読み終わり直後のレビュー(ブクログから)
「あきら」という二人の主人公が自分たちの運命に向かい合いながら、それでも力強く生きていく物語。
やっぱり池井戸作品は、仕事や人生に対する考え方と勇気をもらえるなぁと。
今回も舞台は銀行なのだが「銀行は、何に対して金を貸すのか」ということに、真正面から受け止め考えていく必要があること、そして「ビジネスは、どんなことを思ってやり遂げていくのか」「自分らしい生き方とは何か」「自分の望まない運命が立ちふさがったとしても、それに対してできることはないのか」など、今作も筆者からのメッセージに心が揺さぶられる。
今回は単行本としては最新であるが、書かれたのは「下町ロケット」よりも前であるとのこと。

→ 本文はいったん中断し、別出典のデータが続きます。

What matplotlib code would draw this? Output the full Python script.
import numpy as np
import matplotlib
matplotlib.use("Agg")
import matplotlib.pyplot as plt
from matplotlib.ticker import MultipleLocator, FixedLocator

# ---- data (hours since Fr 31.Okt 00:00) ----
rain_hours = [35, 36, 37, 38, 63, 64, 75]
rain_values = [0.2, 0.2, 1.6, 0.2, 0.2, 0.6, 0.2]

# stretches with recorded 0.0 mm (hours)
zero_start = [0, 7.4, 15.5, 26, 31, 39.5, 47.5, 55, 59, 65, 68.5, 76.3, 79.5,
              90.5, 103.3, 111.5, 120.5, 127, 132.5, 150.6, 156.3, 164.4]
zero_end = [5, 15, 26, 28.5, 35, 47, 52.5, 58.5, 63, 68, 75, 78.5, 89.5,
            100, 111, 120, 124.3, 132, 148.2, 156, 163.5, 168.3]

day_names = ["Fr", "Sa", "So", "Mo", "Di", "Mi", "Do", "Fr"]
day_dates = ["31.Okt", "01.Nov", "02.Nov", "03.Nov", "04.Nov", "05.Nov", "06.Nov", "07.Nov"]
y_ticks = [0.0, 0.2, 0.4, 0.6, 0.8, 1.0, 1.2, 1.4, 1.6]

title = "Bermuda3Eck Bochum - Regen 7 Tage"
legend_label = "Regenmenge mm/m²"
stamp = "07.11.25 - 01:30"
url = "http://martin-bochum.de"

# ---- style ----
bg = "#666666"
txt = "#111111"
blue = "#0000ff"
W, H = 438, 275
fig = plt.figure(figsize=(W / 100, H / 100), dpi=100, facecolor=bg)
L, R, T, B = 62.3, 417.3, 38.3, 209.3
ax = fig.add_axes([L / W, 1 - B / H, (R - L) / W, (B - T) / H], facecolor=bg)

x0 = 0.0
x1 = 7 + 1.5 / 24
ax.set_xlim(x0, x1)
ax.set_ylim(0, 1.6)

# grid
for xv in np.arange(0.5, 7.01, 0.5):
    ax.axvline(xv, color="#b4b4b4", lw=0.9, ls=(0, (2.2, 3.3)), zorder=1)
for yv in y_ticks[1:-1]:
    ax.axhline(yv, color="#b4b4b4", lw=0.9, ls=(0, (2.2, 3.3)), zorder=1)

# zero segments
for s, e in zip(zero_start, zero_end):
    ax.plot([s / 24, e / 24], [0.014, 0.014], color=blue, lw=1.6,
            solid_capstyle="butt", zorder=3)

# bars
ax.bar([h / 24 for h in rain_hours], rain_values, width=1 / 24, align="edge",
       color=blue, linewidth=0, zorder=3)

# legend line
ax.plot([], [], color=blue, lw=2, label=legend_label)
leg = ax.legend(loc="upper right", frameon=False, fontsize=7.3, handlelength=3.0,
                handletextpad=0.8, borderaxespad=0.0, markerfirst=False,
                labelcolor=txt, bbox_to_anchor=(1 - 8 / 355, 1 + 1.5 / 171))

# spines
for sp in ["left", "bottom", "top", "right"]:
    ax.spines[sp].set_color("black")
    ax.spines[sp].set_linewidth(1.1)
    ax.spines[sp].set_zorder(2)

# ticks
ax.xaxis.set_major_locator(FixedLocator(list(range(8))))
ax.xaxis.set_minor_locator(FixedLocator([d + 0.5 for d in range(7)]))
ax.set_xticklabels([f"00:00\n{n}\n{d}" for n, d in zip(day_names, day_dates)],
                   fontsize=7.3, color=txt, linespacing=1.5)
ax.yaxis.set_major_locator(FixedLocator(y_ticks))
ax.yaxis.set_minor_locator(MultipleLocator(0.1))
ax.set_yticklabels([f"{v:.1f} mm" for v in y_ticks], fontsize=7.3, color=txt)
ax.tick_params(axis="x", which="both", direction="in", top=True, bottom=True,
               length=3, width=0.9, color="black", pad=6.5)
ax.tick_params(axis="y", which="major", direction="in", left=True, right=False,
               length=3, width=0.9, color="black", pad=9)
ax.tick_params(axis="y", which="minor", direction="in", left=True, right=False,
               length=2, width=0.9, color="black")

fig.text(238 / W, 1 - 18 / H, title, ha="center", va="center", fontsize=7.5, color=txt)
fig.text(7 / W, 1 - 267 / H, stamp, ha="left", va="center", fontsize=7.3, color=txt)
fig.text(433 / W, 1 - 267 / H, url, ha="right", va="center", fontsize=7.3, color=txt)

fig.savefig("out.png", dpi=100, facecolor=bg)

今作はドラマ化にもなっているということで、ぜひ見てみたい。
運命に翻弄される二人の「あきら」
今作は二人の「あきら」が運命に抗いながらも、前を向いて生きていくという物語です。
山崎瑛は、幼い時に父親が会社を潰してしまい、夜逃げを余儀なくされます。小さい妹を手に、買っていた仔犬を置き去りにして、親戚の家まで行くのですが、なぜ父親がそんな目に合わなければならなかったのか、なぜ自分たち家族が生まれ育った家や工場を手放すことになってしまったのか、それがずっと頭の中に残って生きていくことになります。
一方、階堂彬は東海郵船グループの御曹司で、祖父はかなりの権力者で豪腕経営者。父親も優秀な経営者で、何不自由なく育ってきていますが、そんな中で育ってきているので、大人たちの会合に出なくてはいけなかったり、また父親からは「お前は跡取りだ」みたいに決めつけられたりして「会社なんかなかったら、もっと自分の人生を謳歌できるのに」と感じながら育ってきています。

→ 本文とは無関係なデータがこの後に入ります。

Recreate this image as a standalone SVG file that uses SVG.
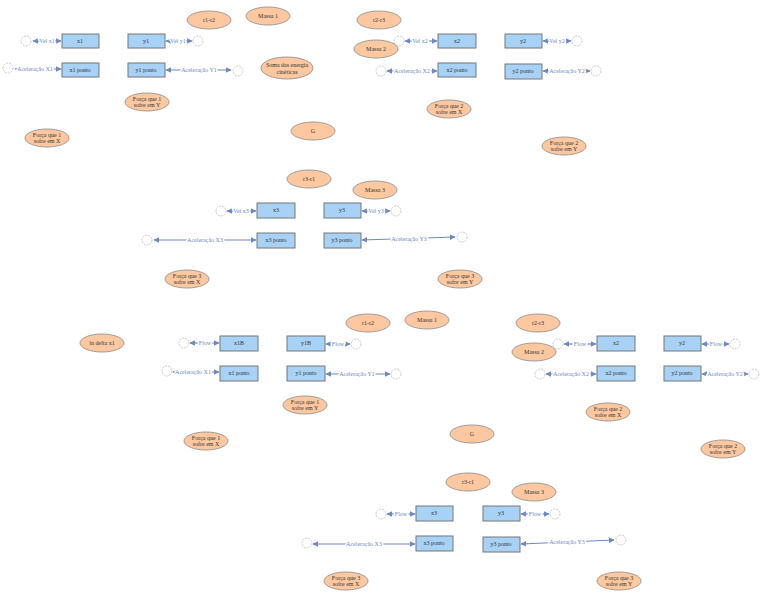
<svg xmlns="http://www.w3.org/2000/svg" width="763" height="600" viewBox="0 0 763 600">
<style>
.b{fill:#a7d1f5;stroke:#777;stroke-width:1}
.e{fill:#fdc8a0;stroke:#888;stroke-width:0.8}
.c{fill:#fff;stroke:#bbb;stroke-width:0.8;stroke-dasharray:2 1}
.t{font-family:"Liberation Serif",serif;font-size:6px;fill:#333;text-anchor:middle}
.l{font-family:"Liberation Serif",serif;font-size:6px;fill:#6d88c4;text-anchor:middle;paint-order:stroke;stroke:#fff;stroke-width:3}
.f{stroke:#6d88c4;stroke-width:1.2;fill:none;marker-start:url(#a);marker-end:url(#a)}
</style>
<defs><marker id="a" viewBox="0 0 10 10" refX="9" refY="5" markerWidth="5" markerHeight="5" orient="auto-start-reverse"><path d="M0,0L10,5L0,10z" fill="#6d88c4"/></marker></defs>
<g id="connectors">
<path class="f" d="M33,41H61"/><path class="f" d="M166,41H192"/>
<path class="f" d="M15,69H61"/><path class="f" d="M166,70H231"/>
<path class="f" d="M405,41H437"/><path class="f" d="M543,41H571"/>
<path class="f" d="M387,71H437"/><path class="f" d="M543,71H590"/>
<path class="f" d="M227,211H256"/><path class="f" d="M362,211H390"/>
<path class="f" d="M154,240H256"/><path class="f" d="M362,240L455,237"/>
<path class="f" d="M190,343H219"/><path class="f" d="M326,344H350"/>
<path class="f" d="M173,372H219"/><path class="f" d="M326,374H390"/>
<path class="f" d="M564,344H596"/><path class="f" d="M702,344H729"/>
<path class="f" d="M546,374H596"/><path class="f" d="M702,374H748"/>
<path class="f" d="M387,514H415"/><path class="f" d="M521,514H549"/>
<path class="f" d="M313,544H415"/><path class="f" d="M521,544L614,540"/>
<text class="l" x="47" y="43">Vel x1</text><text class="l" x="178" y="43">Vel y1</text>
<text class="l" x="35" y="71">Aceleração X1</text><text class="l" x="199" y="72">Aceleração Y1</text>
<text class="l" x="420" y="43">Vel x2</text><text class="l" x="557" y="43">Vel y2</text>
<text class="l" x="412" y="73">Aceleração X2</text><text class="l" x="567" y="73">Aceleração Y2</text>
<text class="l" x="241" y="213">Vel x3</text><text class="l" x="376" y="213">Vel y3</text>
<text class="l" x="205" y="242">Aceleração X3</text><text class="l" x="409" y="241">Aceleração Y3</text>
<text class="l" x="205" y="345">Flow</text><text class="l" x="338" y="346">Flow</text>
<text class="l" x="193" y="374">Aceleração X1</text><text class="l" x="357" y="376">Aceleração Y1</text>
<text class="l" x="580" y="346">Flow</text><text class="l" x="716" y="346">Flow</text>
<text class="l" x="571" y="376">Aceleração X2</text><text class="l" x="725" y="376">Aceleração Y2</text>
<text class="l" x="401" y="516">Flow</text><text class="l" x="535" y="516">Flow</text>
<text class="l" x="364" y="546">Aceleração X3</text><text class="l" x="567" y="544">Aceleração Y3</text>
</g>
<g id="clouds">
<circle class="c" cx="26" cy="41" r="5"/><circle class="c" cx="198" cy="41" r="5"/><circle class="c" cx="8" cy="68" r="5"/><circle class="c" cx="238" cy="71" r="5"/>
<circle class="c" cx="399" cy="41" r="5"/><circle class="c" cx="577" cy="41" r="5"/><circle class="c" cx="381" cy="71" r="5"/><circle class="c" cx="596" cy="71" r="5"/>
<circle class="c" cx="221" cy="211" r="5"/><circle class="c" cx="396" cy="211" r="5"/><circle class="c" cx="147" cy="240" r="5"/><circle class="c" cx="462" cy="237" r="5"/>
<circle class="c" cx="184" cy="343" r="5"/><circle class="c" cx="356" cy="344" r="5"/><circle class="c" cx="167" cy="371" r="5"/><circle class="c" cx="396" cy="374" r="5"/>
<circle class="c" cx="558" cy="344" r="5"/><circle class="c" cx="735" cy="344" r="5"/><circle class="c" cx="540" cy="374" r="5"/><circle class="c" cx="754" cy="374" r="5"/>
<circle class="c" cx="381" cy="514" r="5"/><circle class="c" cx="555" cy="514" r="5"/><circle class="c" cx="307" cy="543" r="5"/><circle class="c" cx="621" cy="540" r="5"/>
</g>
<g id="stocks">
<g id="x1"><rect class="b" x="62" y="34" width="37" height="14"/><text class="t" x="80" y="43">x1</text></g>
<g id="y1"><rect class="b" x="128" y="34" width="37" height="14"/><text class="t" x="146" y="43">y1</text></g>
<g id="x1p"><rect class="b" x="62" y="63" width="37" height="14"/><text class="t" x="80" y="72">x1 ponto</text></g>
<g id="y1p"><rect class="b" x="128" y="63" width="37" height="14"/><text class="t" x="146" y="72">y1 ponto</text></g>
<g id="x2"><rect class="b" x="438" y="34" width="38" height="14"/><text class="t" x="457" y="43">x2</text></g>
<g id="y2"><rect class="b" x="505" y="34" width="37" height="14"/><text class="t" x="523" y="43">y2</text></g>
<g id="x2p"><rect class="b" x="438" y="63" width="38" height="14"/><text class="t" x="457" y="72">x2 ponto</text></g>
<g id="y2p"><rect class="b" x="505" y="64" width="37" height="15"/><text class="t" x="523" y="73">y2 ponto</text></g>
<g id="x3"><rect class="b" x="257" y="203" width="38" height="15"/><text class="t" x="276" y="212">x3</text></g>
<g id="y3"><rect class="b" x="324" y="203" width="37" height="15"/><text class="t" x="342" y="212">y3</text></g>
<g id="x3p"><rect class="b" x="257" y="233" width="38" height="15"/><text class="t" x="276" y="242">x3 ponto</text></g>
<g id="y3p"><rect class="b" x="324" y="233" width="37" height="15"/><text class="t" x="342" y="242">y3 ponto</text></g>
<g id="x1B"><rect class="b" x="220" y="336" width="38" height="15"/><text class="t" x="239" y="345">x1B</text></g>
<g id="y1B"><rect class="b" x="287" y="336" width="38" height="15"/><text class="t" x="306" y="345">y1B</text></g>
<g id="x1pB"><rect class="b" x="220" y="366" width="38" height="15"/><text class="t" x="239" y="375">x1 ponto</text></g>
<g id="y1pB"><rect class="b" x="287" y="366" width="38" height="15"/><text class="t" x="306" y="375">y1 ponto</text></g>
<g id="x2B"><rect class="b" x="597" y="336" width="38" height="15"/><text class="t" x="616" y="345">x2</text></g>
<g id="y2B"><rect class="b" x="664" y="336" width="37" height="15"/><text class="t" x="682" y="345">y2</text></g>
<g id="x2pB"><rect class="b" x="597" y="366" width="38" height="15"/><text class="t" x="616" y="375">x2 ponto</text></g>
<g id="y2pB"><rect class="b" x="664" y="366" width="37" height="15"/><text class="t" x="682" y="375">y2 ponto</text></g>
<g id="x3B"><rect class="b" x="416" y="506" width="37" height="15"/><text class="t" x="434" y="515">x3</text></g>
<g id="y3B"><rect class="b" x="483" y="506" width="37" height="15"/><text class="t" x="501" y="515">y3</text></g>
<g id="x3pB"><rect class="b" x="416" y="536" width="37" height="15"/><text class="t" x="434" y="545">x3 ponto</text></g>
<g id="y3pB"><rect class="b" x="483" y="537" width="37" height="15"/><text class="t" x="501" y="546">y3 ponto</text></g>
</g>
<g id="aux">
<g><ellipse class="e" cx="209" cy="20" rx="22" ry="9"/><text class="t" x="209" y="22">r1-r2</text></g>
<g><ellipse class="e" cx="268" cy="16" rx="22" ry="9"/><text class="t" x="268" y="18">Massa 1</text></g>
<g><ellipse class="e" cx="287" cy="68" rx="26" ry="11"/><text class="t" x="287" y="67">Soma das energia</text><text class="t" x="287" y="74">cinéticas</text></g>
<g><ellipse class="e" cx="147" cy="102" rx="22" ry="9"/><text class="t" x="147" y="101">Força que 1</text><text class="t" x="147" y="107">sofre em Y</text></g>
<g><ellipse class="e" cx="47" cy="138" rx="22" ry="9"/><text class="t" x="47" y="137">Força que 1</text><text class="t" x="47" y="143">sofre em X</text></g>
<g><ellipse class="e" cx="313" cy="131" rx="22" ry="9"/><text class="t" x="313" y="133">G</text></g>
<g><ellipse class="e" cx="379" cy="20" rx="22" ry="9"/><text class="t" x="379" y="22">r2-r3</text></g>
<g><ellipse class="e" cx="376" cy="49" rx="22" ry="9"/><text class="t" x="376" y="51">Massa 2</text></g>
<g><ellipse class="e" cx="449" cy="109" rx="22" ry="9"/><text class="t" x="449" y="108">Força que 2</text><text class="t" x="449" y="114">sofre em X</text></g>
<g><ellipse class="e" cx="564" cy="146" rx="22" ry="9"/><text class="t" x="564" y="145">Força que 2</text><text class="t" x="564" y="151">sofre em Y</text></g>
<g><ellipse class="e" cx="309" cy="179" rx="22" ry="9"/><text class="t" x="309" y="181">r3-r1</text></g>
<g><ellipse class="e" cx="375" cy="190" rx="22" ry="9"/><text class="t" x="375" y="192">Massa 3</text></g>
<g><ellipse class="e" cx="187" cy="279" rx="22" ry="9"/><text class="t" x="187" y="278">Força que 3</text><text class="t" x="187" y="284">sofre em X</text></g>
<g><ellipse class="e" cx="460" cy="279" rx="22" ry="9"/><text class="t" x="460" y="278">Força que 3</text><text class="t" x="460" y="284">sofre em Y</text></g>
<g><ellipse class="e" cx="102" cy="343" rx="22" ry="9"/><text class="t" x="102" y="345">ln delta x1</text></g>
<g><ellipse class="e" cx="368" cy="323" rx="22" ry="9"/><text class="t" x="368" y="325">r1-r2</text></g>
<g><ellipse class="e" cx="427" cy="320" rx="22" ry="9"/><text class="t" x="427" y="322">Massa 1</text></g>
<g><ellipse class="e" cx="305" cy="405" rx="22" ry="9"/><text class="t" x="305" y="404">Força que 1</text><text class="t" x="305" y="410">sofre em Y</text></g>
<g><ellipse class="e" cx="206" cy="441" rx="22" ry="9"/><text class="t" x="206" y="440">Força que 1</text><text class="t" x="206" y="446">sofre em X</text></g>
<g><ellipse class="e" cx="472" cy="434" rx="22" ry="9"/><text class="t" x="472" y="436">G</text></g>
<g><ellipse class="e" cx="538" cy="323" rx="22" ry="9"/><text class="t" x="538" y="325">r2-r3</text></g>
<g><ellipse class="e" cx="534" cy="352" rx="22" ry="9"/><text class="t" x="534" y="354">Massa 2</text></g>
<g><ellipse class="e" cx="608" cy="412" rx="22" ry="9"/><text class="t" x="608" y="411">Força que 2</text><text class="t" x="608" y="417">sofre em X</text></g>
<g><ellipse class="e" cx="723" cy="449" rx="22" ry="9"/><text class="t" x="723" y="448">Força que 2</text><text class="t" x="723" y="454">sofre em Y</text></g>
<g><ellipse class="e" cx="468" cy="482" rx="22" ry="9"/><text class="t" x="468" y="484">r3-r1</text></g>
<g><ellipse class="e" cx="534" cy="492" rx="22" ry="9"/><text class="t" x="534" y="494">Massa 3</text></g>
<g><ellipse class="e" cx="346" cy="581" rx="22" ry="9"/><text class="t" x="346" y="580">Força que 3</text><text class="t" x="346" y="586">sofre em X</text></g>
<g><ellipse class="e" cx="619" cy="581" rx="22" ry="9"/><text class="t" x="619" y="580">Força que 3</text><text class="t" x="619" y="586">sofre em Y</text></g>
</g>
</svg>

お互いの高校時代に、ニアミスをしますが(正確にいうと幼少期でもニアミスしていますが)互いに大学を出てから、運命の出会いが待っています。
二人は「産業中央銀行」に同期入社するのです。その時の新人研修で「融資戦略プログラム」というロールプレイングで対決するのですが、それが後に、この銀行では語り草になります。
そんな二人は何故銀行マンになったのか。その後の二人には何が待ち構えているのか。それは、今作品を読んで欲しいと思います。
グッとくる最終章
池井戸作品は、ほぼ読んでいます。
しかも、ドラマ化されるということで、やっぱりファンとしては手に取りました。
連続ドラマW アキラとあきら
ベストセラー作家・池井戸潤の最新作を最速ドラマ化。向井理×斎藤工のW主演!天才2人の”宿命”を描くヒューマンドラマ
実際は700ページにも及ぶ作品でしたが、結構スイスイと読めるところは、池井戸作品ならではって感じです。
最終章「最終稟議」では、山崎瑛が渾身の稟議を、保守的な上司に対して展開するのですが、そのシーンでは「何故自分が銀行マンになったのか」「自分たちができることの最大の努力とは何か」など、力強い言葉が出てきます。幼少期に自分が体験したことが、ここで生かされているんだという実感。
「過去の体験は、決して無駄にならない」
自分も40数生きてきていますが、嫌なことや思い通りにならなかったことも、無駄じゃないと思って生きているとは感じています。
こんなしおりも入っていました。ドラマは見たいですね。
最後までお付き合いいただき、ありがとうございました。